The commander’s view of things is plausible and may be correct, but it fails the tests of both active philosophy and detective fiction. It is too close to Caligula’s idea of embracing chance by calling it destiny. And it’s not just simple, it’s quick and straight, as if common sense ruled a crazy world and it was the plodding policeman who is usually right, rather than the eccentric private eye or rogue cop. What would we do with Dupin or Holmes or Marlowe or Morse if this was the case?

Ma is distressed by the suicide of the ex-suspect, and tormented by other life and death issues, like the possible abortion of his child, who is likely to be born with serious health problems – this is what he and his wife are arguing about. He drinks a lot and has run out of suspects. After he dreams of the murders, the movie offers a sequence of scenes that can’t all be true at the level of the story’s notional reality. Wei fiercely refuses to adjudicate among them, probably to counteract a habit he identifies in an interview: ‘If we can’t explain something, we get upset.’ Let’s just say the scenes present violent failed solutions – all but one, that is, which offers a trite tribute to Ma’s success in catching the murderer.

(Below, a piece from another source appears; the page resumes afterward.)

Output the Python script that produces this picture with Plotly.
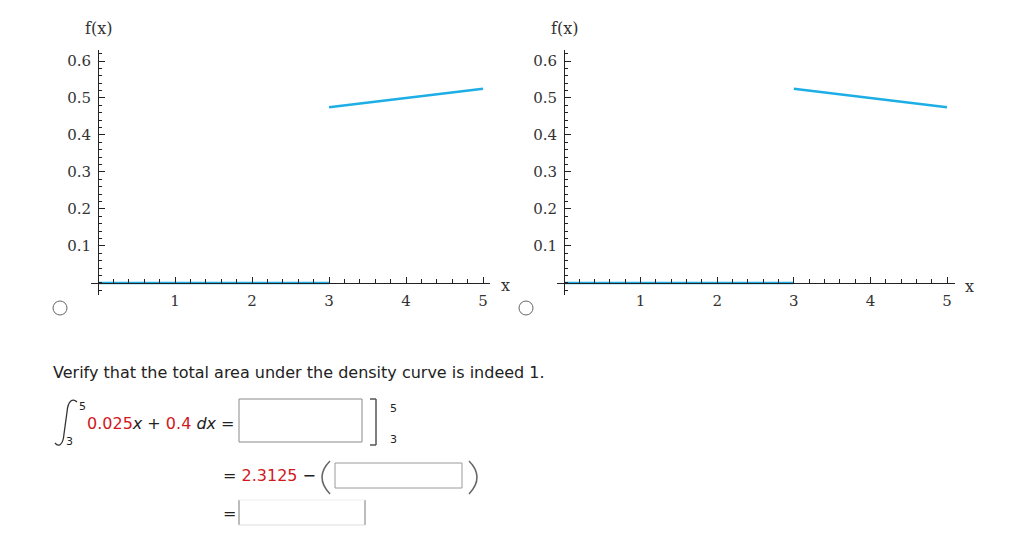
import plotly.graph_objects as go

# ---- data ----
x_zero = [0, 3]
y_zero = [0, 0]
x_density = [3, 5]
left_density = [0.475, 0.525]
right_density = [0.525, 0.475]
x_tick_vals = [1, 2, 3, 4, 5]
x_tick_text = ["1", "2", "3", "4", "5"]
y_tick_vals = [0.1, 0.2, 0.3, 0.4, 0.5, 0.6]
y_tick_text = ["0.1", "0.2", "0.3", "0.4", "0.5", "0.6"]

OFF = 8  # page body margin
W, H = 1024 - 2 * OFF, 543 - 2 * OFF
def px(x):
    return (x - OFF) / W
def py(y):
    return 1 - (y - OFF) / H

LINE = "#1eaee6"
AX = "#222222"
TICKFONT = dict(family="DejaVu Serif", size=15, color="#333333")
RED = "#d0191c"

fig = go.Figure()
for xa, ya, yd in [("x", "y", left_density), ("x2", "y2", right_density)]:
    fig.add_trace(go.Scatter(x=x_zero, y=y_zero, mode="lines", xaxis=xa, yaxis=ya,
                             line=dict(color=LINE, width=2.5), hoverinfo="skip"))
    fig.add_trace(go.Scatter(x=x_density, y=yd, mode="lines", xaxis=xa, yaxis=ya,
                             line=dict(color=LINE, width=2.5), hoverinfo="skip"))

def xaxis_cfg(d0, d1, origin_px, scale):
    return dict(domain=[px(d0), px(d1)],
                range=[(d0 - origin_px) / scale, (d1 - origin_px) / scale],
                anchor="free", position=py(283), showline=True, linecolor=AX, linewidth=1,
                ticks="inside", ticklen=6, tickcolor=AX, tickwidth=1,
                tickmode="array", tickvals=x_tick_vals, ticktext=x_tick_text,
                tickfont=TICKFONT, ticklabelstandoff=4,
                showgrid=False, zeroline=False, fixedrange=True,
                minor=dict(tickmode="linear", tick0=0, dtick=0.2, ticks="inside",
                           ticklen=4, tickcolor=AX, showgrid=False))

def yaxis_cfg(origin_px):
    top, bottom = 49.9, 294.8
    return dict(domain=[py(bottom), py(top)], range=[-0.032, 0.63],
                anchor="free", position=px(origin_px), showline=True, linecolor=AX, linewidth=1,
                ticks="inside", ticklen=6, tickcolor=AX, tickwidth=1,
                tickmode="array", tickvals=y_tick_vals, ticktext=y_tick_text,
                tickfont=TICKFONT, ticklabelstandoff=4,
                showgrid=False, zeroline=False, fixedrange=True,
                minor=dict(tickmode="linear", tick0=0, dtick=0.02, ticks="inside",
                           ticklen=3, tickcolor=AX, showgrid=False))

fig.update_layout(
    width=W, height=H, margin=dict(l=0, r=0, t=0, b=0),
    paper_bgcolor="white", plot_bgcolor="white", showlegend=False,
    xaxis=xaxis_cfg(91, 490, 98, 77.0),
    yaxis=yaxis_cfg(98),
    xaxis2=xaxis_cfg(557, 955, 564, 76.6),
    yaxis2=yaxis_cfg(564),
)

ann = []
def text(x, y, s, size=16, family="DejaVu Sans", color="#222222", xanchor="left"):
    ann.append(dict(x=px(x), y=py(y), xref="paper", yref="paper", text=s, showarrow=False,
                    xanchor=xanchor, yanchor="middle", font=dict(family=family, size=size, color=color)))

# axis titles
text(98, 28, "f(x)", size=16, family="DejaVu Serif", color="#333333", xanchor="center")
text(564, 28, "f(x)", size=16, family="DejaVu Serif", color="#333333", xanchor="center")
text(499, 285, "x", size=16, family="DejaVu Serif", color="#333333")
text(963, 286, "x", size=16, family="DejaVu Serif", color="#333333")

# question text
text(51, 372, "Verify that the total area under the density curve is indeed 1.", size=16)
text(77, 406, "5", size=11)
text(69, 441, "3", size=11, xanchor="center")
text(85, 423, f"<span style='color:{RED}'>0.025</span><i>x</i> + <span style='color:{RED}'>0.4</span> <i>dx</i> =", size=16)
text(388, 408, "5", size=11)
text(388, 439, "3", size=11)
text(221, 475, f"= <span style='color:{RED}'>2.3125</span> −", size=16)
text(221, 513, "=", size=16)
fig.update_layout(annotations=ann)

shapes = []
def rect(x0, y0, x1, y1, color="#8a8a8a"):
    shapes.append(dict(type="rect", xref="paper", yref="paper", x0=px(x0), x1=px(x1),
                       y0=py(y1), y1=py(y0), line=dict(color=color, width=1)))
def seg(x0, y0, x1, y1, color="#777777", width=1):
    shapes.append(dict(type="line", xref="paper", yref="paper", x0=px(x0), x1=px(x1),
                       y0=py(y0), y1=py(y1), line=dict(color=color, width=width)))
def path(d, color="#666666", width=1.5):
    shapes.append(dict(type="path", xref="paper", yref="paper", path=d, line=dict(color=color, width=width)))
def P(x, y):
    return f"{px(x)},{py(y)}"

# radio buttons
for cx in (60, 526):
    shapes.append(dict(type="circle", xref="paper", yref="paper", x0=px(cx - 7), x1=px(cx + 7),
                       y0=py(315), y1=py(301), line=dict(color="#666666", width=1)))

# integral sign
path(f"M {P(77,402)} C {P(73,398)} {P(68,400)} {P(67,412)} L {P(64,434)} C {P(63,446)} {P(58,447)} {P(55,443)}",
     color="#333333", width=1.3)

rect(239, 399, 362, 442)
# bracket
seg(370, 399, 376, 399, "#555555", 1.5)
seg(376, 399, 376, 445, "#555555", 1.5)
seg(370, 445, 376, 445, "#555555", 1.5)

rect(335, 463, 462, 488, "#9a9a9a")
# parentheses
path(f"M {P(330,461)} Q {P(314,477)} {P(330,494)}")
path(f"M {P(469,461)} Q {P(485,477)} {P(469,494)}")

# third box
seg(239, 500, 239, 525, "#7a7a7a")
seg(365, 500, 365, 525, "#7a7a7a")
seg(239, 525, 365, 525, "#dddddd")
seg(239, 500, 365, 500, "#eeeeee")
fig.update_layout(shapes=shapes)

fig.write_html("out.html")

The most subtle moment in this sequence (and one where look and story have serious creative trouble in occupying the same space) shows Ma pursuing the Madman and later claiming he has killed him, shooting at him four times. His boss doesn’t believe this and asks to see Ma’s gun. Ma produces it and the boss asks him how many bullets it holds. Ma says seven and drops three bullets on the boss’s desk. The camera lifts slightly so that we don’t see what happens next, only hear the clicking of four more bullets as they fall.